On peut rire de tout …

… mais pas avec tout le monde ! C’est une des citations les plus connues et courues du comique cynique Pierre Desproges. Je ne pense rien vous apprendre sur ce coup là. De même, vous conviendrez surement du fait qu’on l’utilise un peu tout le temps à tort et à travers.
Dernier exemple en date, un billet sur le JDG montrant une évolution de papy Jobs : après le MacBook Air, voici le Steve Jobs Air … Bon. Il paraît que le monsieur va bien, donc finalement la grogne générée dans les commentaires était finalement une tempête dans un verre d’eau. Toujours est-il qu’un abruti de commentateur s’est  cru permis de se retrancher derrière l’ami Desproges.

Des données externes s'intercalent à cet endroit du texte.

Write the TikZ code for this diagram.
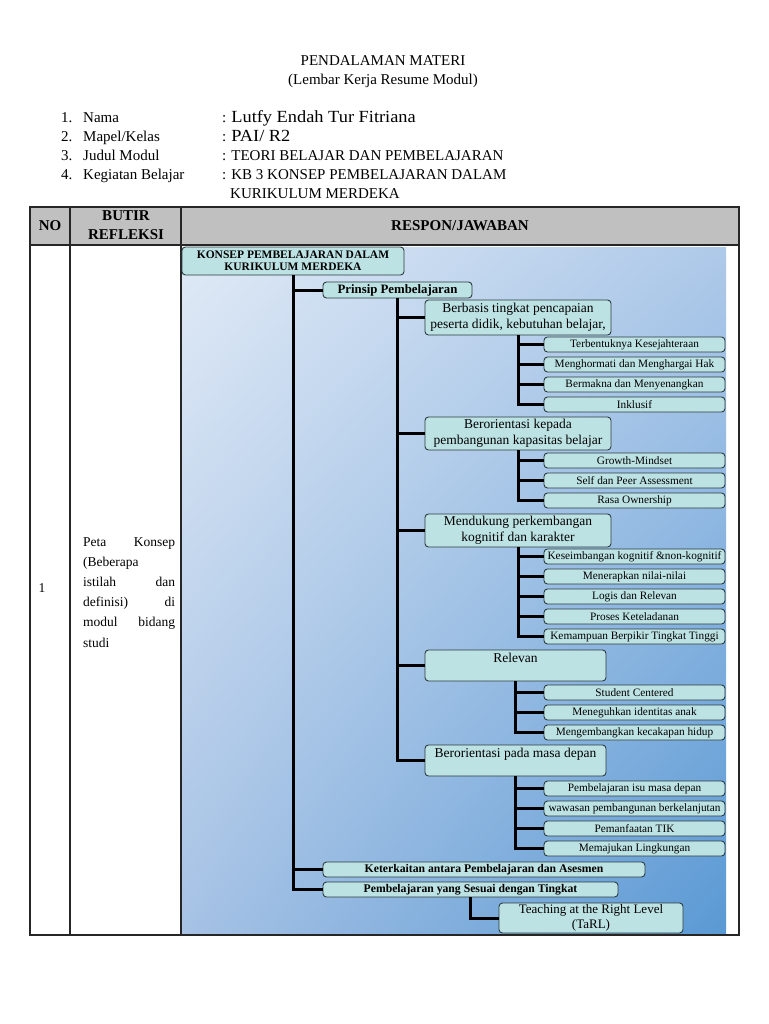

Et là, j’ai envie de dire que oui, on peut rire de tout, et même avec tout le monde, mais il y a une certaine manière de faire …
Exemples : un juif qui se rit du destin de son peuple, un cancéreux qui rit de son cancer, un handicapé qui fait des vannes sur son handicap … Bref, des gens qui rient de ce qu’ils connaissent ou vivent … De même, les proches de ces personnes développent souvent un cynisme assez puissant face à la douloureuse réalité. Le rire est en effet plein de vertus et facilite parfois la tâche de ceux qui restent.

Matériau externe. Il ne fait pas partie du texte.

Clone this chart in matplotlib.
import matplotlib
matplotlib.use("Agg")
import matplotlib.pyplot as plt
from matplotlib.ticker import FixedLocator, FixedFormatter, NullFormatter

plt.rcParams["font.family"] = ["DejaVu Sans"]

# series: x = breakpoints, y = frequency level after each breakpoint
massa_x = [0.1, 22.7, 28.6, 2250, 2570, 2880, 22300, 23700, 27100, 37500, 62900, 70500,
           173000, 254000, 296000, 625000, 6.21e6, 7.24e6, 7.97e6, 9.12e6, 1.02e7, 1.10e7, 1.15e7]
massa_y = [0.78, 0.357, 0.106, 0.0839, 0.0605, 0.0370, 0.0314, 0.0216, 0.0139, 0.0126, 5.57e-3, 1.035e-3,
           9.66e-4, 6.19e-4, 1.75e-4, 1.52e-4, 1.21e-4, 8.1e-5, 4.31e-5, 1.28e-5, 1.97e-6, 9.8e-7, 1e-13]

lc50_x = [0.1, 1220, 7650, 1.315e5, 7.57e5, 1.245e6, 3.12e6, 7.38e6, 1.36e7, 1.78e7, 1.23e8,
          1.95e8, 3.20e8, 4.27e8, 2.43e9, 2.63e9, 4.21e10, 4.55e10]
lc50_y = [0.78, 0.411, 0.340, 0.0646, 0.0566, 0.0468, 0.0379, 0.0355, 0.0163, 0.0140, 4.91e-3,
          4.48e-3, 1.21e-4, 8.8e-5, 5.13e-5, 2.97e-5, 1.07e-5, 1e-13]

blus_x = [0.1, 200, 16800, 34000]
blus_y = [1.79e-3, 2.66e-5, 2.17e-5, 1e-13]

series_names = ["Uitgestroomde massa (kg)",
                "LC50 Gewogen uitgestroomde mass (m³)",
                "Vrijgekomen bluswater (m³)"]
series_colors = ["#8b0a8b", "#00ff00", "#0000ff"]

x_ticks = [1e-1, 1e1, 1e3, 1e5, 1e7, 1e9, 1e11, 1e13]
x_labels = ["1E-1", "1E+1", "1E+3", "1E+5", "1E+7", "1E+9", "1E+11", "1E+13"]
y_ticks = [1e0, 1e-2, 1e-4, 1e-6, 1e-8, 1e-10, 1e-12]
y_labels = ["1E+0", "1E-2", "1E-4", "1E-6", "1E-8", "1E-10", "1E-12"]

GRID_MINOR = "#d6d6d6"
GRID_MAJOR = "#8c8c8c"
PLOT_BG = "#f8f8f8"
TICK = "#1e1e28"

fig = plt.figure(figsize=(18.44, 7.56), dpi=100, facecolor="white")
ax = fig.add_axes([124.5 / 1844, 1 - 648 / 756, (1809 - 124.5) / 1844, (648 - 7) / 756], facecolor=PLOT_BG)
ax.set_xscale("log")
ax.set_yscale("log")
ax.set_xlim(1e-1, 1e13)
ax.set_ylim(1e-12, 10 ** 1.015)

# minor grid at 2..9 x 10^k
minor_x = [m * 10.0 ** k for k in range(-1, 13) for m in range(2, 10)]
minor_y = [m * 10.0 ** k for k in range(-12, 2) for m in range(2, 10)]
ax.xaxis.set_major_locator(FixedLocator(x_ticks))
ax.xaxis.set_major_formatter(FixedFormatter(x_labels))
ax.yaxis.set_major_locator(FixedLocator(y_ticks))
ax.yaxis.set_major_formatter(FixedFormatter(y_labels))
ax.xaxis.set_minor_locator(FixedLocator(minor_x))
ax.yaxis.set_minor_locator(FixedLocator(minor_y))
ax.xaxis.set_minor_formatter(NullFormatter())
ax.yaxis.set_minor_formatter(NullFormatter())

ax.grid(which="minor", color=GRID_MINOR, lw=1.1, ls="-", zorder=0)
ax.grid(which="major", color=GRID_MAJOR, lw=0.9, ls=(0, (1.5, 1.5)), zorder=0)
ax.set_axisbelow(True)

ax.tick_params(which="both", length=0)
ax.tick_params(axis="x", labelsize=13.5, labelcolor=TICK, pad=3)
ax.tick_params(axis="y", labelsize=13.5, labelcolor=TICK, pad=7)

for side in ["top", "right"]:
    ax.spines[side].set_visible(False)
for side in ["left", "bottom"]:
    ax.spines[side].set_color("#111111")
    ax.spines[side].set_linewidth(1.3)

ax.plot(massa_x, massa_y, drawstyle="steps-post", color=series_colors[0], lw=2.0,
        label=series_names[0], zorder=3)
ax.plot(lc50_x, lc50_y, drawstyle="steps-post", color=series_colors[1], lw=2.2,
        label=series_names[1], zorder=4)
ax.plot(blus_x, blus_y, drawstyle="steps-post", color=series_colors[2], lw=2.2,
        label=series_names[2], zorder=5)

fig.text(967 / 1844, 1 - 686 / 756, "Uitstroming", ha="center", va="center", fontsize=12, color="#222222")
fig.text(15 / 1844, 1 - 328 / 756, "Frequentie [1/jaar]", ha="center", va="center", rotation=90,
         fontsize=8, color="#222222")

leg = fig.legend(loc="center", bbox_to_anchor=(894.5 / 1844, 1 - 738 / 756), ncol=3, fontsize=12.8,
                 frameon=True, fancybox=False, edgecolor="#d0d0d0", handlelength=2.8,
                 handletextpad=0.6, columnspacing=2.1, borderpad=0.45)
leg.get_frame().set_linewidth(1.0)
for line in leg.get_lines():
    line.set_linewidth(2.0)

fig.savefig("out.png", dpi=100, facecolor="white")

Le dernier cas, ce sont ceux qui ne connaissent rien de tout cela, ceux pour qui tout va bien, ou tout semble bien aller, au choix. C’est là que la « manière » intervient à mes yeux et il y a deux écoles : les gens intelligents et les gens cons. Pas de demie mesure.
Les intelligents se repèrent assez facilement, ils ont l’humour facile, le cynisme affleurant, la noirceur toujours prête à être dégainée … J’en avais un bel exemple au travail, on le surnommait Mr Méchant à une époque. Quand on creuse un peu ou qu’on écoute le rire de ces personnes, on se rend compte qu’il y a quand même une sorte de douleur, un véritable cynisme, l’aspect blasé de l’âme qui ressort. Une sorte d’humanité, au fond.
Les cons ne s’encombrent pas de ces bleus à l’âme, ils lancent leurs horreurs et rient. Voilà. Ils sont creux, ils ne prennent absolument pas conscience de l’horreur de leurs propos, du mal profond qui se cache dans les cibles de leur blague : maladie, guerre, massacres, racisme, xénophobie, homophobie, sexisme …
Voilà, la manière est là. Quand on rit de quelqu’un ou de quelque chose, il ne faut jamais perdre de vue la triste réalité sous jacente, ni sa propre situation, ni son propre vécu, ni la poutre que l’on a parfois au milieu de l’œil.  Sauf si l’on veut être con, bien sûr.